Financial matters are always tricky. Money has always been a big influencer in the running of states. A mix family household is also like a state with many stakeholders. In a family where a bahu comes as a new member to live among strangers, the complicated financial matters make the situation worst. It is extremely hard for the newlywed to ask for anything even her husband let alone the saas, who was once running the show for her son. And if the husband insists on “Ammi say lay laina paisay, Unn ke saath mera joint account hai,” then that’s a dead-end for the new bahu.
There is a huge disparity between the mothers-in-law in Pakistani society with regards to flexibility; with those who completely believe in and let their beloved sons become independent after marriage and others who want to be the ruling party in their marriage. Though mothers-in-law are a decision-making authority for most families, I still blame those husbands who are not mature enough to balance the family by identifying the roles and responsibilities of both parties. If he had a joint account with the mother then he should also have an account with his wife to run a smooth family life. This will help to manage financial matters easily.
If all members fairly contribute to the common family budget, then they should be left alone with the use of their finances for their personal spending. It becomes very difficult if the parents-in-law interfere in what the son buys for his family, apart from the family budget, and usually, it is taken as a personal offense. The flexibility of fulfilling one’s needs with their own money should always be there for the comfort and respect of all members of the joint family.

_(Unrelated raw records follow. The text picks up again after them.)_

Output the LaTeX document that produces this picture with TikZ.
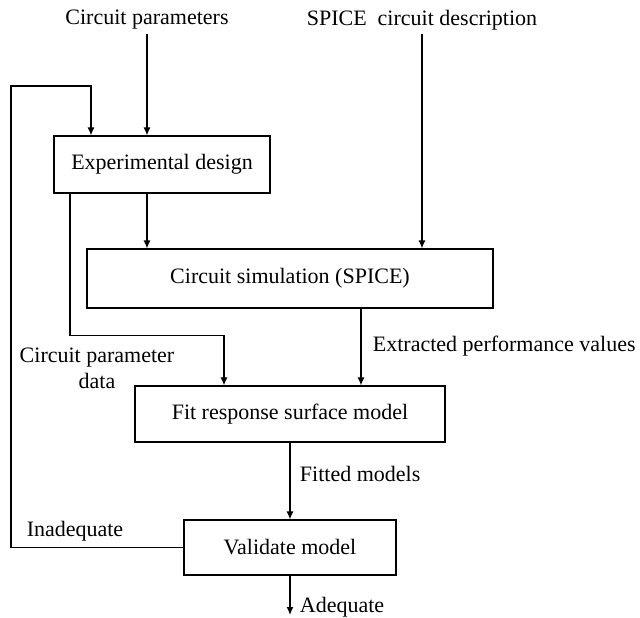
\documentclass[tikz,border=0pt]{standalone}
\usepackage{fontspec}
\setmainfont{Liberation Serif}
\usetikzlibrary{arrows.meta}

\begin{document}
\begin{tikzpicture}[x=1pt, y=-1pt, line width=1.2pt,
  font=\fontsize{22}{26}\selectfont,
  box/.style={draw, inner sep=0pt},
  arr/.style={-{Latex[length=8pt,width=7pt]}}]
\useasboundingbox (0,0) rectangle (640,618);

\node (cparam) at (147,20) {Circuit parameters};
\node (spice) at (422,20) {SPICE\ \ circuit description};

\node[box, minimum width=216pt, minimum height=57pt] (expdes) at (162,164.5) {Experimental design};
\node[box, minimum width=406pt, minimum height=59pt] (cirsim) at (290,278.5) {Circuit simulation (SPICE)};
\node[box, minimum width=310pt, minimum height=56pt] (fitrsm) at (290,414) {Fit response surface model};
\node[box, minimum width=212pt, minimum height=55pt] (valid) at (290,547.5) {Validate model};

\coordinate (loop) at (11,86);
\coordinate (done) at (290,615);

\draw [arr] (cparam) -- (cparam |- expdes.north);
\draw [arr] (spice) -- (spice |- cirsim.north);
\draw [arr] ([xshift=-15pt]expdes.south) -- ([xshift=-15pt]expdes.south |- cirsim.north);
\draw [arr] ([xshift=-92pt]expdes.south) |- ([xshift=-66pt, yshift=50pt]fitrsm.north) -- ([xshift=-66pt]fitrsm.north);
\draw [arr] ([xshift=71pt]cirsim.south) -- ([xshift=71pt]fitrsm.north);
\draw [arr] (fitrsm.south) -- (valid.north);
\draw [arr] (valid.south) -- (done);
\draw [arr] (valid.west) -| (loop) -| ([xshift=-71pt]expdes.north);

\node[anchor=west] (extract) at (369,346) {Extracted performance values};
\node[align=center] (cpdata) at (97,368) {Circuit parameter\\data};
\node[anchor=west] (fitted) at (296,474) {Fitted models};
\node (inadeq) at (75,531) {Inadequate};
\node[anchor=west] (adeq) at (296,607) {Adequate};
\end{tikzpicture}
\end{document}
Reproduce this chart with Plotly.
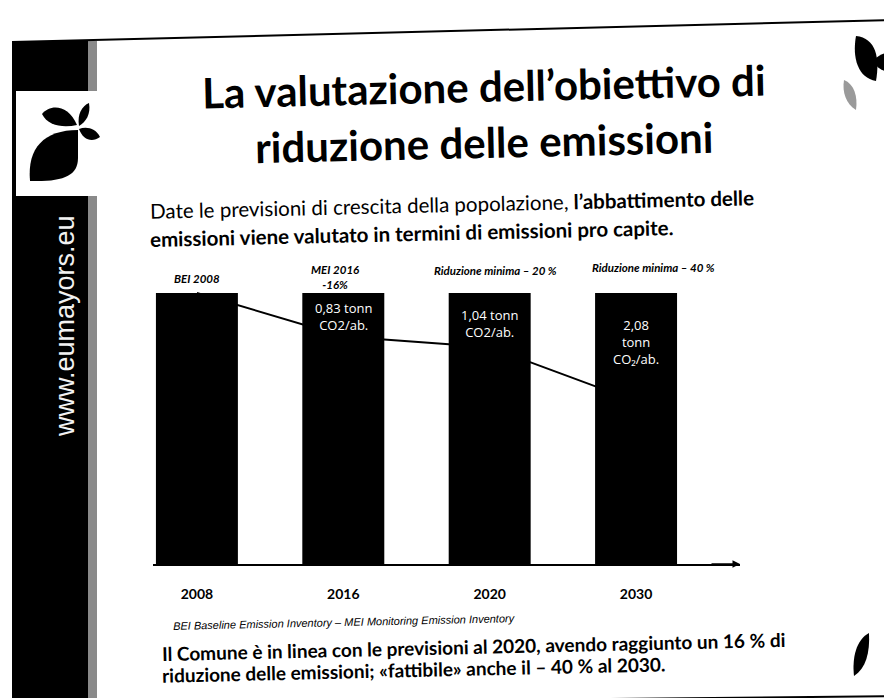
import plotly.graph_objects as go

# ---------------- data ----------------
categories = ["2008", "2016", "2020", "2030"]
bar_heights = [100, 100, 100, 100]          # all bars drawn at the same height
trend_index = [100, 84, 80, 60]             # per-capita emission trend (2008 = 100)
bar_headers = ["BEI 2008", "MEI 2016<br>-16%", "Riduzione minima – 20 %", "Riduzione minima – 40 %"]
bar_notes = ["", "0,83 tonn<br>CO2/ab.", "1,04 tonn<br>CO2/ab.", "2,08<br>tonn<br>CO₂/ab."]

# ---------------- geometry helpers ----------------
FW, FH = 892, 698
L, R, T, B = 145, 160, 210, 142
PW, PH = FW - L - R, FH - T - B
YMAX = 127.7
TILT = -1.3


def px(x, y):
    """pixel position on the page -> paper coords"""
    return (x - L) / PW, (FH - B - y) / PH


def pyv(y):
    return (FH - B - y) / PH * YMAX


fig = go.Figure()
fig.add_trace(go.Bar(x=categories, y=bar_heights, marker=dict(color="black", line=dict(width=0)),
                     width=0.56, hoverinfo="skip", showlegend=False))
fig.add_trace(go.Scatter(x=categories, y=trend_index, mode="lines",
                         line=dict(color="black", width=2), showlegend=False, hoverinfo="skip"))

ann = []


def text(x, y, s, size, color="black", family="Lato", weight="normal", style="normal",
         xanchor="center", yanchor="middle", align="center", angle=0):
    xp, yp = px(x, y)
    ann.append(dict(x=xp, y=yp, xref="paper", yref="paper", text=s, showarrow=False,
                    xanchor=xanchor, yanchor=yanchor, align=align, textangle=angle,
                    font=dict(size=size, color=color, family=family, weight=weight, style=style)))


# title
text(476, 78, "La valutazione dell’obiettivo di", 42, weight="bold", angle=TILT)
text(476, 134, "riduzione delle emissioni", 42, weight="bold", angle=TILT)
# subtitle
text(140, 196, "Date le previsioni di crescita della popolazione, <b>l’abbattimento delle</b>", 20.5,
     xanchor="left", align="left", angle=TILT)
text(140, 225, "<b>emissioni viene valutato in termini di emissioni pro capite.</b>", 20.5,
     xanchor="left", align="left", angle=TILT)

# headers above bars
hdr_y = [262, 253, 254, 251]
hdr_dx = [0, -8, 6, 17]
for i, (h, yy, dx) in enumerate(zip(bar_headers, hdr_y, hdr_dx)):
    ann.append(dict(x=i, xref="x", y=px(0, yy)[1], yref="paper", text=h, showarrow=False,
                    xshift=dx, font=dict(size=11.5, family="Lato", weight="bold", style="italic",
                                         color="black")))

# notes inside bars
note_top = [0, 289, 296, 306]
for i, (n, yy) in enumerate(zip(bar_notes, note_top)):
    if n:
        ann.append(dict(x=i, xref="x", y=pyv(yy), yref="y", text=n, showarrow=False,
                        yanchor="top", font=dict(size=13, family="Open Sans", color="white")))

# axis arrow
ann.append(dict(x=3.71, y=0, xref="x", yref="y", ax=-30, ay=0, showarrow=True, arrowhead=2,
                arrowsize=1, arrowwidth=1.5, arrowcolor="black", text=""))

# footnotes
text(163, 614, "BEI Baseline Emission Inventory – MEI Monitoring Emission Inventory", 11,
     family="Liberation Sans", style="italic", xanchor="left", align="left", angle=TILT)
text(152, 638, "<b>Il Comune è in linea con le previsioni al 2020, avendo raggiunto un 16 % di</b>", 19,
     xanchor="left", align="left", angle=TILT)
text(152, 661, "<b>riduzione delle emissioni; «fattibile» anche il – 40 % al 2030.</b>", 19,
     xanchor="left", align="left", angle=TILT)

# side url
text(57, 318, "www.eumayors.eu", 27, color="#f2f2f2", family="Liberation Sans", angle=-90)

shapes = []


def rect(x0, y0, x1, y1, color, layer="below"):
    a = px(x0, y0)
    b = px(x1, y1)
    shapes.append(dict(type="rect", xref="paper", yref="paper", x0=a[0], y0=a[1], x1=b[0], y1=b[1],
                       fillcolor=color, line=dict(width=0), layer=layer))


def line(x0, y0, x1, y1, width=2, color="black"):
    a = px(x0, y0)
    b = px(x1, y1)
    shapes.append(dict(type="line", xref="paper", yref="paper", x0=a[0], y0=a[1], x1=b[0], y1=b[1],
                       line=dict(color=color, width=width), layer="above"))


def path(pts_cmd, color="black", lw=0, lc="black"):
    s = ""
    for cmd, pts in pts_cmd:
        s += cmd
        s += " ".join("%.5f,%.5f" % px(x, y) for x, y in pts) + " "
    shapes.append(dict(type="path", xref="paper", yref="paper", path=s.strip(),
                       fillcolor=color, line=dict(width=lw, color=lc), layer="above"))


# left band
rect(4, 33, 80, 698, "black")
rect(80, 33, 89, 698, "#8a8a8a")
# logo box
rect(8, 83, 90, 188, "white", layer="above")
path([("M", [(22, 173)]), ("C", [(19, 140), (36, 122), (70, 122)]), ("L", [(70, 150)]),
      ("C", [(70, 168), (55, 174), (22, 173)]), ("Z", [])])
path([("M", [(34, 106)]), ("C", [(42, 96), (60, 96), (69, 117)]), ("C", [(55, 120), (40, 118), (34, 106)]),
      ("Z", [])])
path([("M", [(71, 118)]), ("C", [(69, 106), (74, 98), (81, 95)]), ("C", [(83, 106), (78, 114), (71, 118)]),
      ("Z", [])])
path([("M", [(71, 121)]), ("C", [(78, 118), (88, 120), (92, 129)]), ("C", [(84, 135), (75, 132), (71, 121)]),
      ("Z", [])])

# frame lines
line(4, 34, 887, 12, width=2)
line(887, 12, 887, 180, width=2)
line(205, 695, 892, 688, width=2)

# right top logo
path([("M", [(848, 28)]), ("C", [(868, 30), (872, 50), (868, 73)]), ("C", [(850, 70), (844, 50), (848, 28)]),
      ("Z", [])])
path([("M", [(866, 52)]), ("C", [(873, 44), (884, 43), (887, 46)]), ("L", [(887, 62)]),
      ("C", [(880, 66), (871, 62), (866, 55)]), ("Z", [])])
path([("M", [(836, 72)]), ("C", [(846, 76), (850, 88), (848, 102)]), ("C", [(838, 96), (834, 84), (836, 72)]),
      ("Z", [])], color="#9a9a9a")
# right bottom marks
path([("M", [(861, 625)]), ("C", [(848, 632), (844, 650), (846, 668)]), ("C", [(858, 660), (862, 645), (861, 625)]),
      ("Z", [])])
path([("M", [(881, 576)]), ("L", [(885, 576), (885, 600)]), ("C", [(886, 605), (890, 606), (892, 604)]),
      ("L", [(892, 612)]), ("C", [(885, 613), (881, 608), (881, 600)]), ("Z", [])])

fig.update_layout(
    width=FW, height=FH, margin=dict(l=L, r=R, t=T, b=B),
    paper_bgcolor="white", plot_bgcolor="white",
    annotations=ann, shapes=shapes, showlegend=False,
    xaxis=dict(type="category", range=[-0.3, 3.71], showgrid=False, zeroline=False,
               showline=True, linecolor="black", linewidth=1.5, ticks="outside", ticklen=16,
               tickcolor="rgba(0,0,0,0)",
               tickfont=dict(size=14, family="Lato", weight="bold", color="black")),
    yaxis=dict(range=[0, YMAX], visible=False, showgrid=False, zeroline=False),
)

fig.write_html("out.html")
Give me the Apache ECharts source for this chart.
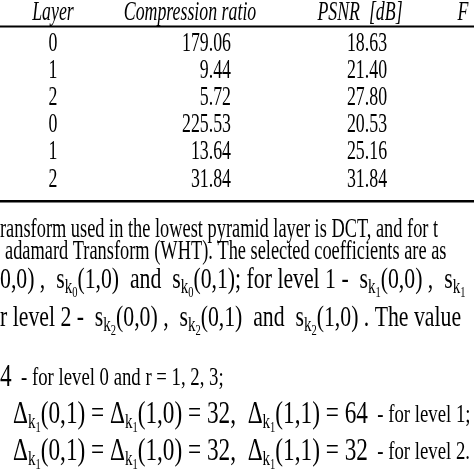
<!DOCTYPE html><html><head><meta charset="utf-8">
<script src="https://cdn.jsdelivr.net/npm/echarts@6/dist/echarts.min.js"></script>
<style>html,body{margin:0;background:#fff}#c{width:474px;height:474px}</style></head><body><div id="c"></div>
<script>
const headers = ['Layer','Compression ratio','PSNR  [dB]','F'];
const layers = ['0','1','2','0','1','2'];
const compression = ['179.06','9.44','5.72','225.53','13.64','31.84'];
const psnr = ['18.63','21.40','27.80','20.53','25.16','31.84'];
const paragraph = [
 'ransform used in the lowest pyramid layer is DCT, and for t',
 'adamard Transform (WHT). The selected coefficients are as',
 '{n|0,0) ,  s}{s|k}{ss|0}{n|(1,0)  and  s}{s|k}{ss|0}{n|(0,1); for level 1 -  s}{s|k}{ss|1}{n|(0,0) ,  s}{s|k}{ss|1}',
 '{n|r level 2 -  s}{s|k}{ss|2}{n|(0,0) ,  s}{s|k}{ss|2}{n|(0,1)  and  s}{s|k}{ss|2}{n|(1,0) . The value}',
 '{b|4}{m|  - for level 0 and r = 1, 2, 3;}',
 '{b|Δ}{s|k}{ss|1}{b|(0,1) = Δ}{s|k}{ss|1}{b|(1,0) = 32,  Δ}{s|k}{ss|1}{b|(1,1) = 64}{m|  - for level 1;}',
 '{b|Δ}{s|k}{ss|1}{b|(0,1) = Δ}{s|k}{ss|1}{b|(1,0) = 32,  Δ}{s|k}{ss|1}{b|(1,1) = 32}{m|  - for level 2.}'
];
const F='Liberation Serif';
const rowY=[44,71,98,125,152,180];
const g=[];
function t(x,y,text,o){g.push({type:'text',x:x,y:y,scaleX:o.sx||0.66,style:Object.assign({text:text,fill:'#000',font:(o.it?'italic ':'')+(o.fs||27)+'px "'+F+'"',align:o.al||'left',verticalAlign:'middle'},o.st||{})});}
t(53,13,headers[0],{it:1,al:'center'});
t(190,13,headers[1],{it:1,al:'center'});
t(360,13,headers[2],{it:1,al:'center'});
t(463,13,headers[3],{it:1,al:'center'});
layers.forEach((v,i)=>{t(53,rowY[i],v,{al:'center'});t(231,rowY[i],compression[i],{al:'right'});t(367,rowY[i],psnr[i],{al:'center'});});
g.push({type:'rect',shape:{x:0,y:25.5,width:474,height:2},style:{fill:'#000'}});
g.push({type:'rect',shape:{x:0,y:200,width:474,height:2.5},style:{fill:'#000'}});
const rich={n:{font:'29px "'+F+'"',fill:'#000'},s:{font:'20px "'+F+'"',fill:'#000',padding:[16,0,0,0]},ss:{font:'14px "'+F+'"',fill:'#000',padding:[26,0,0,0]},
 b:{font:'31px "'+F+'"',fill:'#000'},m:{font:'25px "'+F+'"',fill:'#000'}};
const pY=[230,252,280,318,378,415,452], pX=[0,5,0,0,0,13,13];
paragraph.forEach((p,i)=>{const o={sx:i<2?0.68:0.75};if(i>=2)o.st={rich:rich};t(pX[i],pY[i],p,o);});
const c=echarts.init(document.getElementById('c'),null,{renderer:'canvas'});
c.setOption({animation:false,graphic:g});
</script></body></html>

Ideally, every parent should have the right to buy groceries for their children according to their needs without disrupting the common pool of resources and without the intervention of others. But that is not always possible! Sometimes, family members do not agree on the same menu and every meal table becomes a battlefield. Parties or personal guests to the house also put pressure on the common budget. The nosy members go to the extent of checking bedroom dustbins to know what was consumed by the other family without mutual consent. This brings resentment in the children for being constantly monitored and consequently they develop ill feelings for the joint family and its financial setup.
There is no ‘one size fits all’ solution to all these problems. However, the elders of the family should be considerate and accommodating to the needs of all family members. Flexible rules should be made regarding finances and groceries to avoid any discrepancies later. Also, the parents-in-law should not misuse their influence to suppress the needs of their married children. Husbands should contribute to the family wisely and THE BAHUs should have a big heart for others. After all, spending on your family is also Sadqa.